The framework Near established faced its biggest test in 1971, when the Nixon administration asked federal courts to block The New York Times and The Washington Post from publishing the Pentagon Papers, a classified government study of the Vietnam War. In New York Times Co. v. United States, the Supreme Court ruled against the government, relying heavily on the Near precedent.
The per curiam opinion quoted the standard that had grown directly from Near: “Any system of prior restraints of expression comes to this Court bearing a heavy presumption against its constitutional validity,” and the government “carries a heavy burden of showing justification for the imposition of such a restraint.” The Court found that burden had not been met.8National Constitution Center. New York Times Co. v. United States (The Pentagon Papers Case)

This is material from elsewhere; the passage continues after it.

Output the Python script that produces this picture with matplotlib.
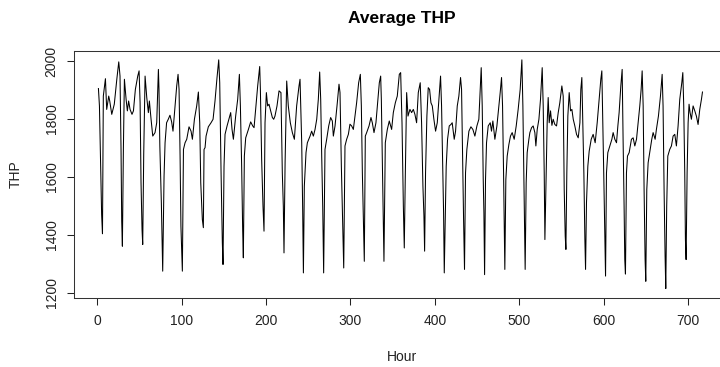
import matplotlib
matplotlib.use("Agg")
import matplotlib.pyplot as plt

# hourly average THP (hour, value)
hours = [
    1.2, 2.4, 4, 5, 6, 7, 9.5, 11, 13.4, 14.6, 17, 20, 23, 25.3, 26.8, 28, 28.8, 29.6, 30.8, 32,
    34, 35.5, 37, 38.7, 41, 42.7, 45, 47.8, 49.4, 50.6, 51.7, 52.9, 53.7, 54.9, 56.5, 58.5, 60.4, 61.6,
    63.6, 65.6, 68.3, 70.3, 72.3, 73, 74, 75.8, 77.4, 79, 80.2, 82, 84, 86, 88, 89.6, 92, 94, 95.6,
    96.8, 98, 99, 100.7, 102,
    103.9, 105.9, 108.6, 111, 112.6, 115, 117.7, 119.7, 121.3, 122.5, 124.4, 125.6, 126.4, 127.6,
    128.8, 131.5, 134.7, 137.1, 139.4, 141.8, 143.8, 145, 146.6, 148.1, 148.9, 150.1, 151.3, 153.7,
    156.4, 158, 159.6, 161.2, 163.9, 166.3, 168.3, 169.5, 171, 172.2, 173, 174.2, 175.8, 179, 181.7,
    184.1, 185.7, 187.6, 190, 192.4, 193.2, 194.7, 196.3, 197.5, 198.7, 200.3, 201.8, 203.4, 205,
    207.4, 209, 210.5, 212.9, 215.3, 217.6, 219.2, 220.4, 221.2, 222.5, 224.4, 226.3, 228.7, 231.1,
    233.5, 236.2, 239, 240.2, 242.2, 243.4, 244.2,
    245.3, 247.3, 248.9, 252.1, 254, 256, 258, 260, 261.9, 263.5, 264.7, 265.9, 267.1, 268.2, 269.8,
    271.8, 274.2, 276.5, 278.5, 279.7, 281.7, 284.4, 286.4, 287.6, 289.2, 290.4, 292, 293.5, 295.5,
    297.5, 299.4, 301.4, 303.4, 305.4, 307.3, 309.7, 311.7, 312.9, 314.1, 315.2, 316.4, 317.6, 319.2,
    322, 324.3, 325.9, 327.9, 330.2, 332.6, 334.2, 335.8, 336.6, 338.1, 339.7, 341.3, 343.7, 346,
    348.8, 350.8, 353.2, 355.5, 357.9, 359.5, 361.1, 362.7, 363.8, 365, 366.6, 368.2, 370.5, 372.5,
    374.5,
    376.4, 378.4, 380.4, 382.7, 384.3, 385.9, 387.1, 387.9, 389, 390.6, 392.2, 393.8, 395.4, 397,
    398.9, 400.9, 402.9, 404.8, 406.8, 408, 409.2, 410.4, 411.2, 412.3, 413.5, 415.1, 417.1, 419.1,
    420.6, 423, 424.6, 426.6, 428.5, 430.5, 431.7, 432.9, 434.1, 435.2, 436.4, 438, 440.4, 442.8,
    445.1, 447.5, 449.9, 452.2, 453.8, 455, 456.2, 457.4, 458.2, 459, 460.1, 461.3, 463.3, 465.7,
    467.2, 468.8, 471.2, 473.6, 476, 477.5, 479.1, 480.3, 481.5, 482.2, 483, 484.2, 485.8, 487.8,
    489.7, 491.7, 494.1, 496.5, 498.8, 501.2, 503.2, 504.4, 505.5, 506.3, 507.1, 508.3, 509.5, 511.5,
    512.7, 514.7, 516.6, 518.6, 519.8, 521.4, 523.4, 525.3, 527.3, 528.5, 529.7, 530.5, 531.7, 533.2,
    534.4, 535.6, 537.2, 538.8, 540.3, 542.3, 544.3, 546.3, 548.2, 550.6, 552.2, 553.4, 554.6, 555.4,
    556.5, 557.7, 559.3, 560.9, 562.5, 564.1, 566, 568, 570, 572, 573.1, 574.3, 575.5, 576.7, 577.9,
    578.7, 579.8, 581.4, 583, 585.4, 587.7, 590.1, 592.5, 594.8, 596.8, 598, 599.2, 600.4, 601.6,
    602.4, 603.5, 605.1, 607.5, 609.9, 611.4, 613.4, 615.4, 617, 618.5, 620.5, 622.1,
    623.2, 624.4, 625.2, 626, 627.2, 628.4, 630.4, 633.1, 635.1, 637.1, 639.1, 641, 643, 644.6,
    645.8, 647, 648.1, 649.3, 650.1, 651.3, 652.9, 654.8, 657.2, 658.8, 661.2, 662.7, 665.1, 667.5,
    669.5, 670.6, 671.8, 673, 673.8, 674.9, 676.2, 678.5, 680.5, 682.5, 684.5, 686.4, 688.4, 690.4,
    692.8, 694, 695.1, 696.3, 697.1, 697.9, 699.1, 700.3, 701.4, 702.6, 704.2, 706.2, 708.2, 710.1,
    712.1, 714.1, 716.1, 717.3,
]
thp = [
    1905, 1845, 1603, 1470, 1404, 1879, 1939, 1833, 1879, 1862, 1816, 1851, 1937, 1997, 1948, 1695, 1448, 1361, 1700, 1937,
    1868, 1828, 1862, 1833, 1816, 1828, 1902, 1948, 1966, 1856, 1580, 1419, 1367, 1680, 1948, 1874, 1822, 1862,
    1799, 1741, 1753, 1787, 1971, 1902, 1707, 1511, 1275, 1603, 1718, 1787, 1799, 1813, 1790, 1758, 1845, 1914, 1954,
    1902, 1672, 1430, 1275, 1695,
    1718, 1730, 1773, 1758, 1730, 1799, 1845, 1893, 1787, 1580, 1453, 1425, 1695, 1701,
    1741, 1773, 1787, 1799, 1862, 1943, 2004, 1925, 1614, 1373, 1298, 1637, 1747, 1776,
    1805, 1822, 1764, 1730, 1810, 1868, 1954, 1845, 1637, 1419, 1321, 1672, 1735, 1764, 1790,
    1776, 1770, 1833, 1914, 1981, 1902, 1661, 1499, 1413, 1787, 1891, 1845, 1851, 1833,
    1805, 1799, 1810, 1845, 1897, 1891, 1614, 1499, 1338, 1650, 1931, 1845, 1787, 1753,
    1730, 1845, 1914, 1937, 1718, 1476, 1269,
    1568, 1684, 1718, 1741, 1758, 1741, 1764, 1799, 1868, 1962, 1868, 1672, 1499, 1269, 1695,
    1730, 1776, 1805, 1793, 1741, 1776, 1856, 1920, 1891, 1637, 1488, 1286, 1707, 1730,
    1747, 1782, 1776, 1764, 1810, 1856, 1925, 1954, 1845, 1614, 1476, 1309, 1741, 1753,
    1776, 1805, 1787, 1753, 1787, 1868, 1925, 1948, 1868, 1591, 1309, 1718, 1764, 1793,
    1764, 1822, 1856, 1879, 1954, 1960, 1787, 1499, 1355, 1603, 1891, 1810, 1833, 1822,
    1833,
    1816, 1787, 1891, 1925, 1787, 1568, 1465, 1344, 1614, 1810, 1908, 1902, 1856, 1845,
    1799, 1758, 1787, 1868, 1948, 1845, 1661, 1476, 1269, 1453, 1637, 1730, 1776, 1781,
    1787, 1730, 1758, 1845, 1879, 1943, 1902, 1672, 1453, 1281, 1614, 1695, 1758, 1773,
    1764, 1741, 1776, 1799, 1902, 1977, 1845, 1591, 1476, 1263, 1591, 1718, 1776, 1787,
    1758, 1793, 1730, 1776, 1845, 1891, 1943, 1845, 1614, 1453, 1281, 1591, 1672, 1712,
    1741, 1753, 1730, 1776, 1833, 1902, 2004, 1845, 1614, 1465, 1281, 1580, 1684, 1730,
    1753, 1770, 1776, 1753, 1707, 1764, 1799, 1868, 1977, 1845, 1614, 1384, 1557, 1787,
    1874, 1787, 1828, 1778, 1799, 1781, 1776, 1822, 1856, 1914, 1879, 1557, 1396, 1350,
    1614, 1810, 1891, 1828, 1833, 1799, 1776, 1747, 1735, 1787, 1902, 1943, 1787, 1614, 1384,
    1281, 1511, 1637, 1689, 1730, 1747, 1718, 1787, 1868, 1937, 1966, 1787, 1591, 1384,
    1258, 1614, 1684, 1707, 1730, 1753, 1730, 1718, 1776, 1822, 1914, 1971,
    1730, 1499, 1315, 1265, 1614, 1672, 1684, 1730, 1735, 1707, 1730, 1787, 1845, 1902,
    1966, 1845, 1557, 1315, 1240, 1557, 1649, 1684, 1730, 1753, 1730, 1764, 1810, 1879,
    1954, 1845, 1557, 1327, 1215, 1499, 1672, 1695, 1707, 1741, 1747, 1707, 1776, 1868,
    1925, 1960, 1845, 1614, 1384, 1315, 1614, 1787, 1851, 1822, 1799, 1845, 1828, 1810,
    1781, 1833, 1868, 1893,
]
xticks = [0, 100, 200, 300, 400, 500, 600, 700]
yticks = [1200, 1400, 1600, 1800, 2000]

plt.rcParams['font.family'] = ['Liberation Sans', 'DejaVu Sans']

fig = plt.figure(figsize=(7.2, 3.67), dpi=100)
W, H = 720, 367
# plot box in pixels (right edge falls off the canvas like the reference)
left, right, top, bottom = 74, 729, 50.7, 297.7
ax = fig.add_axes([left / W, 1 - bottom / H, (right - left) / W, (bottom - top) / H])

ax.plot(hours, thp, color="black", lw=0.75)

# R-style 4% padding
x0, x1 = 1, 720
y0, y1 = min(thp), max(thp)
ax.set_xlim(x0 - 0.04 * (x1 - x0), x1 + 0.04 * (x1 - x0))
ax.set_ylim(y0 - 0.04 * (y1 - y0), y1 + 0.04 * (y1 - y0))

ax.set_xticks(xticks)
ax.set_yticks(yticks)
ax.set_yticklabels([str(v) for v in yticks], rotation=90, va="center")
ax.tick_params(axis="both", length=5, width=0.75, color="#222222",
               labelsize=10, labelcolor="#222222")
ax.tick_params(axis="x", pad=7)
ax.tick_params(axis="y", pad=6)
for s in ax.spines.values():
    s.set_linewidth(0.75)
    s.set_color("#333333")

fig.text((left + right) / 2 / W, 1 - 18.5 / H, "Average THP", ha="center", va="center",
         fontsize=12.5, fontweight="bold", color="black")
fig.text((left + right) / 2 / W, 1 - 357 / H, "Hour", ha="center", va="center",
         fontsize=10, color="#222222")
fig.text(16 / W, 1 - (top + bottom) / 2 / H, "THP", ha="center", va="center",
         rotation=90, fontsize=10, color="#222222")

fig.savefig("out.png", dpi=100)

Justice Douglas, concurring, wrote that Near “repudiated that expansive doctrine [of governmental suppression] in no uncertain terms.” Justice Brennan quoted Hughes’s wartime exceptions almost verbatim, emphasizing that even those narrow carve-outs applied only when the nation was at war and the publication would cause direct, immediate harm to military operations. Chief Justice Burger, dissenting, acknowledged that the constitutional limits on prior restraint had been “so clear” since Near that the Court had rarely needed to revisit them.9Library of Congress. New York Times Co. v. United States, 403 US 713
That durability is the real measure of Near v. Minnesota. The case involved a bigoted scandal sheet that most people would have been happy to see silenced. The Court protected it anyway, because the legal machinery used to suppress it could just as easily suppress legitimate investigative journalism. Hughes saw that clearly in 1931, and the principle has held for nearly a century. When the government wants to stop a publication, it still has to explain why this case falls into one of the narrowest exceptions in constitutional law, and it almost never can.